**OBJECTIVE:** From the entries that follow, gather each line holding the word "Write".

--- Begin PROVIDED ENTRIES ---

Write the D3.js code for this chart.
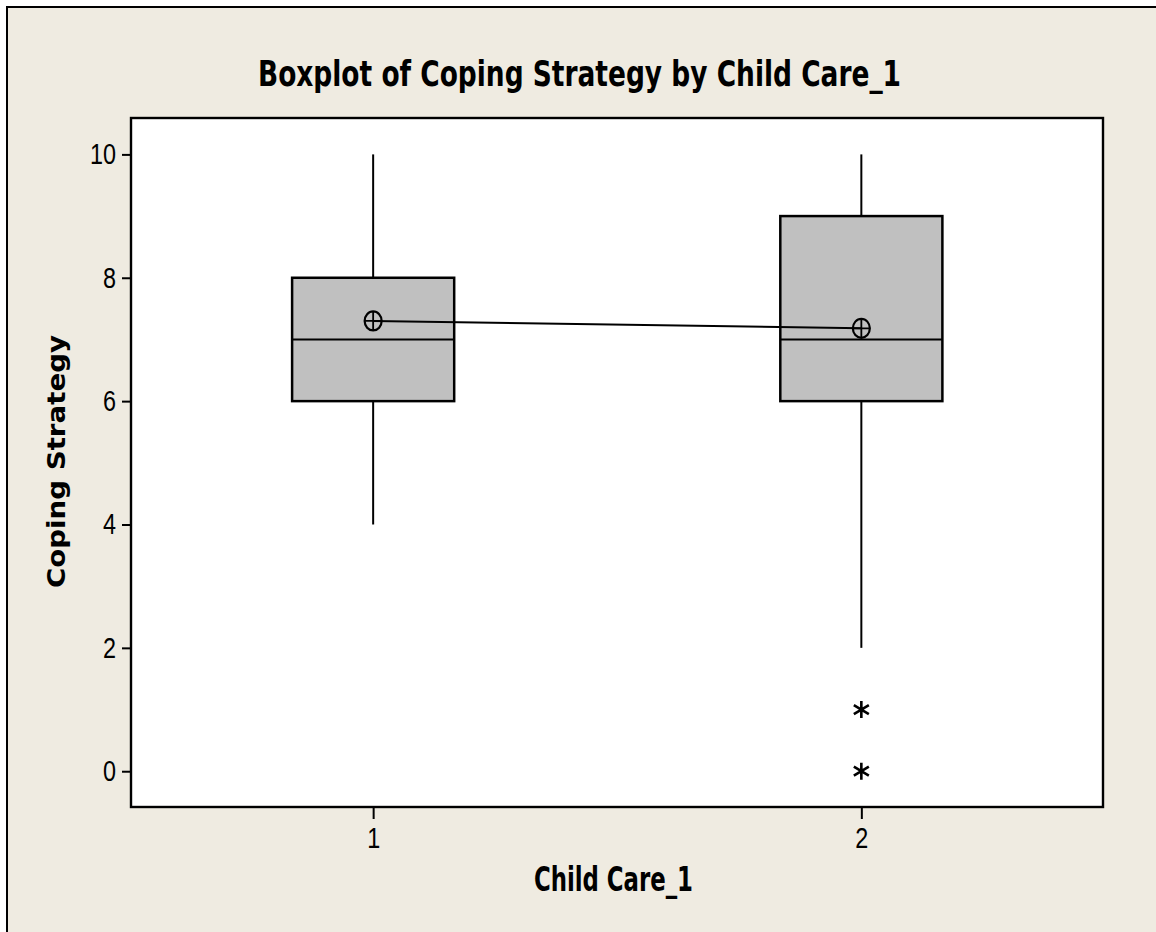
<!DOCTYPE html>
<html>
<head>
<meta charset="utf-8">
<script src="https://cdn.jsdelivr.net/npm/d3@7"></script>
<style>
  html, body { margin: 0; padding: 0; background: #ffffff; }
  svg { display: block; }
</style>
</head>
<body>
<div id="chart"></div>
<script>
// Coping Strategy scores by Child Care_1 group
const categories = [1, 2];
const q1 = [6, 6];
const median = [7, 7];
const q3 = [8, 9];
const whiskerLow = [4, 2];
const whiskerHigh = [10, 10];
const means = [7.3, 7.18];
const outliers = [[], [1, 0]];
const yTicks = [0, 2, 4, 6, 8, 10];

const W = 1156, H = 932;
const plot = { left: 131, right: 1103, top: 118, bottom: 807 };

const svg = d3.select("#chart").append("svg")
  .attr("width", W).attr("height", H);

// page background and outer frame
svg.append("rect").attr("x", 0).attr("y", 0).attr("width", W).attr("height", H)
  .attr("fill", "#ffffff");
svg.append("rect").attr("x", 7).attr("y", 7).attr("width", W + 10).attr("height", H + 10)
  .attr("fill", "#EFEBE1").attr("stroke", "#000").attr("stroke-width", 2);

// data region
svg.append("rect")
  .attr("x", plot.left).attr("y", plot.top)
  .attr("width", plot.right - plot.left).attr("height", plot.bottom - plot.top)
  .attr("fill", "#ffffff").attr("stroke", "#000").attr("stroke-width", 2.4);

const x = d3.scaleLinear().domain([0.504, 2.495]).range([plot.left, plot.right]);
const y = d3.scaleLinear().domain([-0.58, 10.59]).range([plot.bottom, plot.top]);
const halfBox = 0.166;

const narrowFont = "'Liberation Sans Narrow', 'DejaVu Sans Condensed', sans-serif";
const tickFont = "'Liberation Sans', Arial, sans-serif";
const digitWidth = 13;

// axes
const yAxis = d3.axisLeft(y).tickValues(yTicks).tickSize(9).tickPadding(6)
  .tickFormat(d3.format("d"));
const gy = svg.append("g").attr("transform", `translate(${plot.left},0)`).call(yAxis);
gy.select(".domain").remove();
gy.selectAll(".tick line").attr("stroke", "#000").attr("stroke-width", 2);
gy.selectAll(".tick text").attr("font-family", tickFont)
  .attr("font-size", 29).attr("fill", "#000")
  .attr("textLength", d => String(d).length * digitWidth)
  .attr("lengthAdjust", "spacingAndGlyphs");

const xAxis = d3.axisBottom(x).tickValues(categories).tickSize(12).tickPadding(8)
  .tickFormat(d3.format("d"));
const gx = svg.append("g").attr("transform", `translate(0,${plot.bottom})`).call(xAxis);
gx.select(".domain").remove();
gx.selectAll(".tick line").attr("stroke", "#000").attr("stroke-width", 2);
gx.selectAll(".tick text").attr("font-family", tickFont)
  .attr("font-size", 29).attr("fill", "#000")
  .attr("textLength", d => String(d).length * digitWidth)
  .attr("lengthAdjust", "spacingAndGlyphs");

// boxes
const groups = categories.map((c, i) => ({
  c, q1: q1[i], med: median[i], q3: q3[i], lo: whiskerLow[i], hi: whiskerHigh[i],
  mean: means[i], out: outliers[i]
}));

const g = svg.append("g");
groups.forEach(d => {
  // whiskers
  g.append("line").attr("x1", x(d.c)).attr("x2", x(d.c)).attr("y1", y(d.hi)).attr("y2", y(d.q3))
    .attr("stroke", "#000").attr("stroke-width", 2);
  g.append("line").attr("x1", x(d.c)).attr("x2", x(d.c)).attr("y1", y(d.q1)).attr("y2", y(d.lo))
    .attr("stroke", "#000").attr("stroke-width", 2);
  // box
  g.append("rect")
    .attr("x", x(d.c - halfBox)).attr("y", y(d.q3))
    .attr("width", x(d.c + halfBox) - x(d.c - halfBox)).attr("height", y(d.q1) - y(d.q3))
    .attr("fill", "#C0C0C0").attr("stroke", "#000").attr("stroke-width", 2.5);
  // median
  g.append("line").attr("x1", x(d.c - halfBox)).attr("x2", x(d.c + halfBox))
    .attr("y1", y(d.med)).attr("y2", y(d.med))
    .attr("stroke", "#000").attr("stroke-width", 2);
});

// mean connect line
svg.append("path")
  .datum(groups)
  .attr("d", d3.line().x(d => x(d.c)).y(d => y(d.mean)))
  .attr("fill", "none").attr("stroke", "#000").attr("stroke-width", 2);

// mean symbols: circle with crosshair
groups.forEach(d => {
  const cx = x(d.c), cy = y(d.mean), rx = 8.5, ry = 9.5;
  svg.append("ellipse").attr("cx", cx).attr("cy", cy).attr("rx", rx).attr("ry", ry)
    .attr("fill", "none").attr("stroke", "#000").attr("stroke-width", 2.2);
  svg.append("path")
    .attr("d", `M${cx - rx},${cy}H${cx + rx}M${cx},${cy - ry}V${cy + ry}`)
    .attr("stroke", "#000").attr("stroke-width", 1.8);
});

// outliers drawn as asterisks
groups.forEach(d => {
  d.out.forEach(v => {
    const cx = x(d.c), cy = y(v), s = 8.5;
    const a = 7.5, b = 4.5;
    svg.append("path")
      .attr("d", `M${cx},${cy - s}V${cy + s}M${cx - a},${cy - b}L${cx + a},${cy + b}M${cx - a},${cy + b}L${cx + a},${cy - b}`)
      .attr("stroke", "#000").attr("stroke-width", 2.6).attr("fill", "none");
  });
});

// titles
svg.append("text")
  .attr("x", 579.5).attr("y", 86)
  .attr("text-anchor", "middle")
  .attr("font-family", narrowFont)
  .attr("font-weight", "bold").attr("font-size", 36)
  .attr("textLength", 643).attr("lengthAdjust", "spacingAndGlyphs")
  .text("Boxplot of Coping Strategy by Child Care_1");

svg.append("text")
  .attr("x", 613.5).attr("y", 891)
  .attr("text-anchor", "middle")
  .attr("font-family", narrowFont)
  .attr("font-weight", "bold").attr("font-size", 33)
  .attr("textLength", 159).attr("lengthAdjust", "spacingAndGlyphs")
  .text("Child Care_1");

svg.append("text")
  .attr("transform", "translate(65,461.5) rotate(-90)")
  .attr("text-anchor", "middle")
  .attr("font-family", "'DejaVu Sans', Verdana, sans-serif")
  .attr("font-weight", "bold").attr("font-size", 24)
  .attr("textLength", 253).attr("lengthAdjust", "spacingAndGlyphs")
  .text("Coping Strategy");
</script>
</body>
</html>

--- End PROVIDED ENTRIES ---
--- Begin PROVIDED ENTRIES ---

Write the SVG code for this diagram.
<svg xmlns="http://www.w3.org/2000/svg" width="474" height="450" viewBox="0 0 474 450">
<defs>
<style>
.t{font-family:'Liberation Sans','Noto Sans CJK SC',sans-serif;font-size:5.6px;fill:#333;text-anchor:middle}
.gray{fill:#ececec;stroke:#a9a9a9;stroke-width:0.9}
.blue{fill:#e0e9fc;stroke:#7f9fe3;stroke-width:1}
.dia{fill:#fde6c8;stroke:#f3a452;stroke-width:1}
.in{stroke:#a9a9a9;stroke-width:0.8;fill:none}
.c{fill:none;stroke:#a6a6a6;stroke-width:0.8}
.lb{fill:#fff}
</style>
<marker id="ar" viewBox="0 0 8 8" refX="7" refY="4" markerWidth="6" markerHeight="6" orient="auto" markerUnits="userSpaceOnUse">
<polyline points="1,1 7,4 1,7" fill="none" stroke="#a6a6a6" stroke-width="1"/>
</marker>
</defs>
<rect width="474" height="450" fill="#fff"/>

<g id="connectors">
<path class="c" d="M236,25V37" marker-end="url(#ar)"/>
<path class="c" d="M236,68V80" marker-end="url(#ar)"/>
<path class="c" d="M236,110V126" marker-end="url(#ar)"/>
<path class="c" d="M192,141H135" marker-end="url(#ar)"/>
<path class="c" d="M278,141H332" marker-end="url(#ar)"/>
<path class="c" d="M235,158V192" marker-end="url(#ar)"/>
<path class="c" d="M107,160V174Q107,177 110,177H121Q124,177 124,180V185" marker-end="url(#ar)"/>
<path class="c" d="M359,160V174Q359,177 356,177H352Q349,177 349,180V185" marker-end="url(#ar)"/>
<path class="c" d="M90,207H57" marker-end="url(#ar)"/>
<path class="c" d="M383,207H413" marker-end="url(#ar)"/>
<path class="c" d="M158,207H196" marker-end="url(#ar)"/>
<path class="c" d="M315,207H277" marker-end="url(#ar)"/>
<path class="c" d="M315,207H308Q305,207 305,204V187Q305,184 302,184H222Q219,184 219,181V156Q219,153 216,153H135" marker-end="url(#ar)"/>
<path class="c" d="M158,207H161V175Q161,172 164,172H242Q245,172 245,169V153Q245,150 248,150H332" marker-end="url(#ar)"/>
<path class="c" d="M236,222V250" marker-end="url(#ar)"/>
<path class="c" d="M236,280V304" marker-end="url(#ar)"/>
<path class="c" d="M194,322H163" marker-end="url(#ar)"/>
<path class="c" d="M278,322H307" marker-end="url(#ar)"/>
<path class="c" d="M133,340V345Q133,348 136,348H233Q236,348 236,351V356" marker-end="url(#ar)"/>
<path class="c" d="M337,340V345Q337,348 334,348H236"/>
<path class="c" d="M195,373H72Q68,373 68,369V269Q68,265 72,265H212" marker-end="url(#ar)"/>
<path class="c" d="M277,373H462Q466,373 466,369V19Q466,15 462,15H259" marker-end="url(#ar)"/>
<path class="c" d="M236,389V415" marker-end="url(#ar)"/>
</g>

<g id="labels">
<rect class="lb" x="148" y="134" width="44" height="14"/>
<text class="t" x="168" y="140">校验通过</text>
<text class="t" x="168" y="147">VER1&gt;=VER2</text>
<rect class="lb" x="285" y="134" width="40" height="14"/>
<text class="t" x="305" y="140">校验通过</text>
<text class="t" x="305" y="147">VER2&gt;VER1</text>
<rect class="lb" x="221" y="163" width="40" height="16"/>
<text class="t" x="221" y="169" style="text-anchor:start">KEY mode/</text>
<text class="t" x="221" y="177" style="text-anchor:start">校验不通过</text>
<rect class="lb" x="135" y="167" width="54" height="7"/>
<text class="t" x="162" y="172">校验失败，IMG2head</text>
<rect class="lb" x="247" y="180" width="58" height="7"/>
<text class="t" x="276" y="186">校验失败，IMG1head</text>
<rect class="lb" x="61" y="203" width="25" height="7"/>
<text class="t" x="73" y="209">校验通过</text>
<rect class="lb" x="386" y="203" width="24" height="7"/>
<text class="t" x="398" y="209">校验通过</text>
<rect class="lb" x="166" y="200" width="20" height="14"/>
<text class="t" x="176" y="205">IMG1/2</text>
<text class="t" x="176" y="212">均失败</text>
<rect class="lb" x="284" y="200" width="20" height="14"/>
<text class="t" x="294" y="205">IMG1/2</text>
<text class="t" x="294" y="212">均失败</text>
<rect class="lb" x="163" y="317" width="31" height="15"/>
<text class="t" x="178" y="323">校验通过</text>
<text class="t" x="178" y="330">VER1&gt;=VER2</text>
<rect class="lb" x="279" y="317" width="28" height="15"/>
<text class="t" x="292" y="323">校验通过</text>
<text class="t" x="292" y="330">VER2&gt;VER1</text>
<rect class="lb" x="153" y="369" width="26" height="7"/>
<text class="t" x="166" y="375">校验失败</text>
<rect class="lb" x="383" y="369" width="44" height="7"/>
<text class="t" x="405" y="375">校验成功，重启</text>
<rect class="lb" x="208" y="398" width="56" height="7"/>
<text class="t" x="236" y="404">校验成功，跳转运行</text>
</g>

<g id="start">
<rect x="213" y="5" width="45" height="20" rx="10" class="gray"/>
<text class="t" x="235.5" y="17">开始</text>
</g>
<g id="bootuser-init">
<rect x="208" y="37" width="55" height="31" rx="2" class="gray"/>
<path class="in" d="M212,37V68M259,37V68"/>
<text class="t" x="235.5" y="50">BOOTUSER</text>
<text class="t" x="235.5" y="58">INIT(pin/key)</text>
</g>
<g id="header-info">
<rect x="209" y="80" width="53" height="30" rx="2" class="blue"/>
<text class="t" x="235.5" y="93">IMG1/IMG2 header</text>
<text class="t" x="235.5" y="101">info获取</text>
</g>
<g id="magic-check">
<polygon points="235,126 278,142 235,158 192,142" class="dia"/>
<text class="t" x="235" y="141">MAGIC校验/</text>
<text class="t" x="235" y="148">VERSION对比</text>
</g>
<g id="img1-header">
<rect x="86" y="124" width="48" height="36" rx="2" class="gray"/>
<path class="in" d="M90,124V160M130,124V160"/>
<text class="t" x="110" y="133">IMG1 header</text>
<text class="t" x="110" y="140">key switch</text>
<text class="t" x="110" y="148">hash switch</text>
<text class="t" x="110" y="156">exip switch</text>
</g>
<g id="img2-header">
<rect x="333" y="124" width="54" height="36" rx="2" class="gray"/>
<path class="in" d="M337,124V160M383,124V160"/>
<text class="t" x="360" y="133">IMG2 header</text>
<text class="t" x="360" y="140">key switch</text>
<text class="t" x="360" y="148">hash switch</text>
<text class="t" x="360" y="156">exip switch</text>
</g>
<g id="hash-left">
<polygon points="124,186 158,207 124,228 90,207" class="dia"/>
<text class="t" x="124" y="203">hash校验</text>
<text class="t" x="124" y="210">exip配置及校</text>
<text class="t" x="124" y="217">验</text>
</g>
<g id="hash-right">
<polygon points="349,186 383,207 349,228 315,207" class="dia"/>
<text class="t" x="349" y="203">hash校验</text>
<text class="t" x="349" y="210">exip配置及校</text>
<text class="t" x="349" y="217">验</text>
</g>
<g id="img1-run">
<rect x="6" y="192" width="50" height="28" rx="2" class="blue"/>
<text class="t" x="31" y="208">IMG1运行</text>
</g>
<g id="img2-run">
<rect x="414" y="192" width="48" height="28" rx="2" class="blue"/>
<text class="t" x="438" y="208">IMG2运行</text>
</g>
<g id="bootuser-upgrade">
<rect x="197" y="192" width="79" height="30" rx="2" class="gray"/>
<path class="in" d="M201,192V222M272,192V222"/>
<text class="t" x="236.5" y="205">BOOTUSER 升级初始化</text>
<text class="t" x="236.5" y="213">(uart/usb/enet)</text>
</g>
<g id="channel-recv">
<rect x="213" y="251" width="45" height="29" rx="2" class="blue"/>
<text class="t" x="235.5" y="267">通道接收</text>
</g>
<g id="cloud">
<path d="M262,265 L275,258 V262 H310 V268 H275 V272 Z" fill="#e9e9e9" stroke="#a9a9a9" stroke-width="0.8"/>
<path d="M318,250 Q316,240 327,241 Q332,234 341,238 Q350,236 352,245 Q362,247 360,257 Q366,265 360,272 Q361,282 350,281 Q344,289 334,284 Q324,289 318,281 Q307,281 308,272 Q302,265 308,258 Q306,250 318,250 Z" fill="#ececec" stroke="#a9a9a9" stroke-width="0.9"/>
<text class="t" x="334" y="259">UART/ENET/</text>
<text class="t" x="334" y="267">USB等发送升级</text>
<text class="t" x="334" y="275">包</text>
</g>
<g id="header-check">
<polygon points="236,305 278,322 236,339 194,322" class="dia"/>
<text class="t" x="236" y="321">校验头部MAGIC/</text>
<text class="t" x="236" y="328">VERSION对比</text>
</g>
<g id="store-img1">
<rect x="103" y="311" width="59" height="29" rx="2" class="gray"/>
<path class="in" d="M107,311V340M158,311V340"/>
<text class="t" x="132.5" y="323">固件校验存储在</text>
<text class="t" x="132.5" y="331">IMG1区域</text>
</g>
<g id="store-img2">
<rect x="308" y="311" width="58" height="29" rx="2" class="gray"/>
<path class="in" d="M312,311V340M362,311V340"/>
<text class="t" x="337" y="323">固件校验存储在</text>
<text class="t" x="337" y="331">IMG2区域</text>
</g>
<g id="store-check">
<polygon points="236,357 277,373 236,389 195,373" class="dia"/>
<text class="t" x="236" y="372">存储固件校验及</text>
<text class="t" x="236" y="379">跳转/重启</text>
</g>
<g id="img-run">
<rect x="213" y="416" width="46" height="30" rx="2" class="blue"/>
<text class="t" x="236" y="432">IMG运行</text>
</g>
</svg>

--- End PROVIDED ENTRIES ---
--- Begin PROVIDED ENTRIES ---

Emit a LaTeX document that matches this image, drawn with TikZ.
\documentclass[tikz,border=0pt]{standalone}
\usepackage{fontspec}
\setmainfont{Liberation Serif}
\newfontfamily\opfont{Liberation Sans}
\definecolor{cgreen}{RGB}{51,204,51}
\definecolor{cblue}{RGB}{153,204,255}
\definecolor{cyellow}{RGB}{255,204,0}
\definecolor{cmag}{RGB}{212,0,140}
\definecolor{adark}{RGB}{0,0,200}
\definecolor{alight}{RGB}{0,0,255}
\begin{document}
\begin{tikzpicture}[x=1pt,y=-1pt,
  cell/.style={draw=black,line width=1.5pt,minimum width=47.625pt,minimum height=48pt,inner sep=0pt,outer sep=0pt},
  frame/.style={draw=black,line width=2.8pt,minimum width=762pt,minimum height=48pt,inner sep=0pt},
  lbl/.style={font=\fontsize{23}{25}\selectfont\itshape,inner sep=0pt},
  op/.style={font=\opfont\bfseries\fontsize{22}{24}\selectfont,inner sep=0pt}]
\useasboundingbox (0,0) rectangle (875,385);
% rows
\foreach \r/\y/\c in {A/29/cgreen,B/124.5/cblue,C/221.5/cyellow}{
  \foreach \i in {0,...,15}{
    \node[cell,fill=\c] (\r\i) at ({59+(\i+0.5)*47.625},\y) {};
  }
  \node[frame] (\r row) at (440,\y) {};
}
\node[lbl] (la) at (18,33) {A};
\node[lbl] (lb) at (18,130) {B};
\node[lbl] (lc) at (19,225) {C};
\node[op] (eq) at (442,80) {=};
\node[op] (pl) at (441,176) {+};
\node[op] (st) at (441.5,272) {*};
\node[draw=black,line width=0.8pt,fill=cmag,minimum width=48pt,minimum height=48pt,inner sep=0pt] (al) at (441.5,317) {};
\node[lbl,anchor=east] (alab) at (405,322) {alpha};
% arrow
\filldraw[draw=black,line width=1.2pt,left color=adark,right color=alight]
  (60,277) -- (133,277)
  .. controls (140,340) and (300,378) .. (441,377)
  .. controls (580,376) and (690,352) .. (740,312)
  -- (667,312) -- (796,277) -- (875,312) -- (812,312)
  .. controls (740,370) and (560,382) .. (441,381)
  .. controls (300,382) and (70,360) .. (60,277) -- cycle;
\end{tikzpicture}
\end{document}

--- End PROVIDED ENTRIES ---

**PROBLEM SOLUTION:**
Write the D3.js code for this chart.
Write the SVG code for this diagram.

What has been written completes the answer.